Answer

**step1** Understanding the expression

The problem asks us to evaluate the expression $$(3^5 ÷ 3^8) \times 3^{-7}$$. This expression involves numbers with exponents. An exponent tells us how many times a base number is multiplied by itself. For example, $$3^5$$ means 3 multiplied by itself 5 times.

**step2** Simplifying the division within the parentheses

First, let's simplify the part inside the parentheses: $$3^5 ÷ 3^8$$.
$$3^5$$ means $$3 \times 3 \times 3 \times 3 \times 3$$.
$$3^8$$ means $$3 \times 3 \times 3 \times 3 \times 3 \times 3 \times 3 \times 3$$.
So, $$3^5 ÷ 3^8$$ can be written as a fraction:
$$\frac{3 \times 3 \times 3 \times 3 \times 3}{3 \times 3 \times 3 \times 3 \times 3 \times 3 \times 3 \times 3}$$
We can simplify this fraction by cancelling out the common factors of 3 from the numerator (top) and denominator (bottom). There are 5 '3's in the numerator and 8 '3's in the denominator. We can cancel 5 of them:
$$\frac{\cancel{3} \times \cancel{3} \times \cancel{3} \times \cancel{3} \times \cancel{3}}{(\cancel{3} \times \cancel{3} \times \cancel{3} \times \cancel{3} \times \cancel{3}) \times 3 \times 3 \times 3} = \frac{1}{3 \times 3 \times 3}$$
This simplifies to $$\frac{1}{3^3}$$.
When dividing numbers with the same base, we subtract their exponents. So, $$3^5 ÷ 3^8 = 3^{(5-8)} = 3^{-3}$$.
Therefore, $$3^5 ÷ 3^8 = 3^{-3}$$. This is equivalent to $$\frac{1}{3^3}$$. We will use the exponent form $$3^{-3}$$ to proceed with the next multiplication.

**step3** Understanding and applying negative exponents

Now the expression is $$3^{-3} \times 3^{-7}$$.
A number raised to a negative exponent means taking the reciprocal of the number raised to the positive exponent. For example, $$3^{-3}$$ is the same as $$\frac{1}{3^3}$$, and $$3^{-7}$$ is the same as $$\frac{1}{3^7}$$.
So, the problem becomes $$\frac{1}{3^3} \times \frac{1}{3^7}$$.

**step4** Multiplying terms with the same base

When we multiply numbers with the same base, we add their exponents. This rule applies whether the exponents are positive or negative.
So, for $$3^{-3} \times 3^{-7}$$, we add the exponents -3 and -7:
$$-3 + (-7) = -3 - 7 = -10$$
Therefore, $$3^{-3} \times 3^{-7} = 3^{-10}$$.
Alternatively, using the fractional form from Step 3:
$$\frac{1}{3^3} \times \frac{1}{3^7} = \frac{1 \times 1}{3^3 \times 3^7}$$
For the denominator, $$3^3 \times 3^7 = 3^{(3+7)} = 3^{10}$$.
So the expression becomes $$\frac{1}{3^{10}}$$.

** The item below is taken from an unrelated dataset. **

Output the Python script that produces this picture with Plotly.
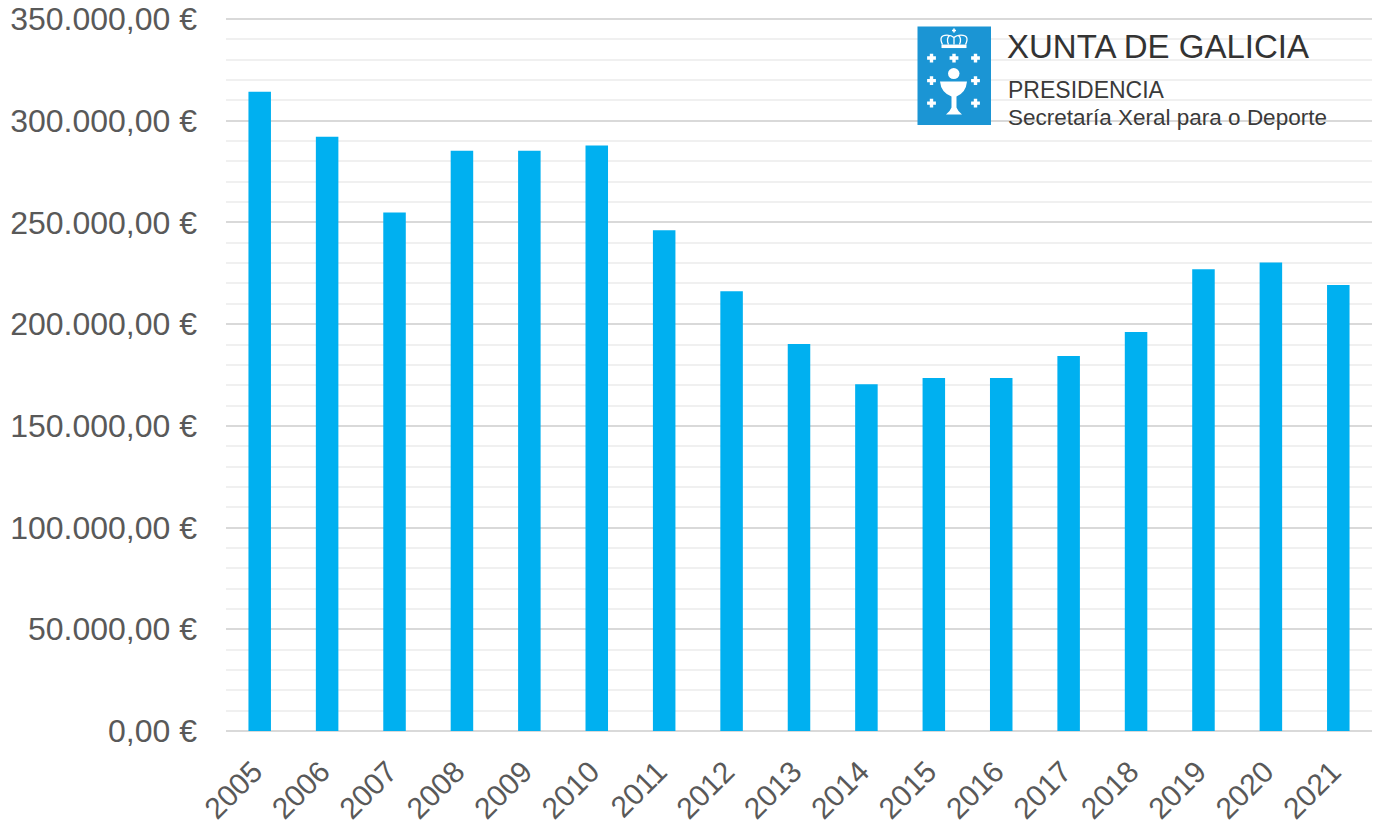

**step5** Final evaluation

The evaluated expression is $$3^{-10}$$, which is equivalent to $$\frac{1}{3^{10}}$$.
Both forms are correct ways to express the final answer. The form $$\frac{1}{3^{10}}$$ is typically preferred as it does not contain negative exponents. We do not need to calculate the large value of $$3^{10}$$, as the instruction asks to evaluate the expression, which typically means simplifying it to its most concise exponential or fractional form.